The district court based these findings on the testimony of Romero and the deputy director who served under Romero and who was then serving under the acting director. The Secretary submitted a document from the Commonwealth Central Personnel Administration Office, the "OP-16," that purports to list the official duties of the ESCD Director. The duties listed in that document give the Director broader responsibility for internal security, civil defense, and squatter problems than Romero testified to. Although we have considered the OP-16 dispositive in other Puerto Rico political discrimination cases, see, e.g., Mendez Palou v. Rohena Betancourt, 813 F.2d 1255 (1st Cir.1987), this case presents a significant factual wrinkle; unlike the plaintiffs in the previous cases, Romero had not signed the form. In fact, he claimed that he had never seen it and that it did not accurately describe the position. Thus, it cannot be considered an admission; the duties of the position are in dispute.
In considering the merits of this case, the district court must, of course, heed our admonition that the trier of fact make its decision on the basis of the inherent duties of the position, not just those of a particular incumbent. See Mendez Palou, 813 F.2d at 1258; Jimenez Fuentes, 807 F.2d at 242. But the Secretary bears the burden of the political affiliation defense; he must prove what the inherent duties are. The Secretary presented no evidence, other than the disputed OP-16, that the inherent duties of the position are significantly different than Romero's actual duties. Although the Secretary stated that he would like the next ESCD Director to perform the expansive duties listed in the OP-16, the acting director appointed to replace Romero had fewer responsibilities than Romero. The Secretary may present additional evidence at trial that may compel a different result. But on this record, and at this point in the case, we cannot say that the district court's decision to discount the OP-16 and to rely on Romero's testimony was an abuse of discretion.

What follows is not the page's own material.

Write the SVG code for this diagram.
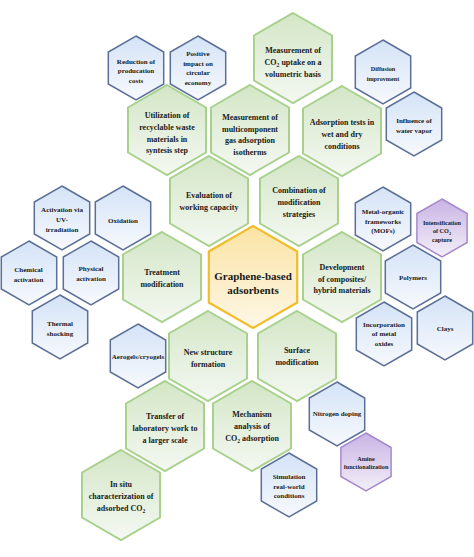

Given these findings on the duties of the ESCD Director, this is not a difficult case. The four components of the position--providing security for Housing Department headquarters, assisting the Civil Defense Agency with temporary housing, evicting squatters when told, and running a dispensary--fail both steps of the Jimenez Fuentes analysis. The position does not involve partisan political concerns. And the duties themselves do not involve "policymaking, access to confidential information, communications, or similar functions for which party loyalty is an appropriate requirement." Collazo Rivera, 812 F.2d at 261. The ESCD Director provides the Housing Department with routine services whose quality depends on administrative competence and conscientious work, not political affiliation.
III. Irreparable Harm
It has long been held that "[t]he loss of First Amendment freedoms, for even minimal periods of time, unquestionably constitutes irreparable injury." Elrod v. Burns, 427 U.S. 347, 373, 96 S.Ct. 2673, 2690, 49 L.Ed.2d 547 (1976). Given the finding that Romero was likely to succeed on the merits of his First Amendment claim there was no abuse of discretion in finding irreparable harm. See id. at 374, 96 S.Ct. at 2690. The harm Romero would suffer is not only, as the Secretary argues, the loss of his job per se, but also the penalty for exercising his associational rights. The chilling effect of that penalty cannot be adequately redressed after the fact.
The decision of the district court is affirmed.
Before CAMPBELL, Chief Judge, WISDOM,* Senior Circuit Judge, COFFIN, BOWNES, BREYER, TORRUELLA and SELYA, Circuit Judges.
The petition for rehearing or rehearing en banc is denied. We note that plaintiff's challenge to the OP-16 in this case differed from objections to the classification form raised in prior cases, see, e.g., Rosario Nevarez v. Torres Gaztambide, 820 F.2d 525, 528, n.6 (1st Cir. 1987), in that he questioned the authenticity of the document and did not simply argue that the actual duties of the position differed from those stated on the form. See, e.g., Appellee's Brief at 17 ("there was a doubt as to the legitimacy of the documents"). We reiterate our position that the inherent duties are the relevant ones in evaluating a job, and that an official classification form whose authenticity is unchallenged constitutes dispositive evidence of those duties.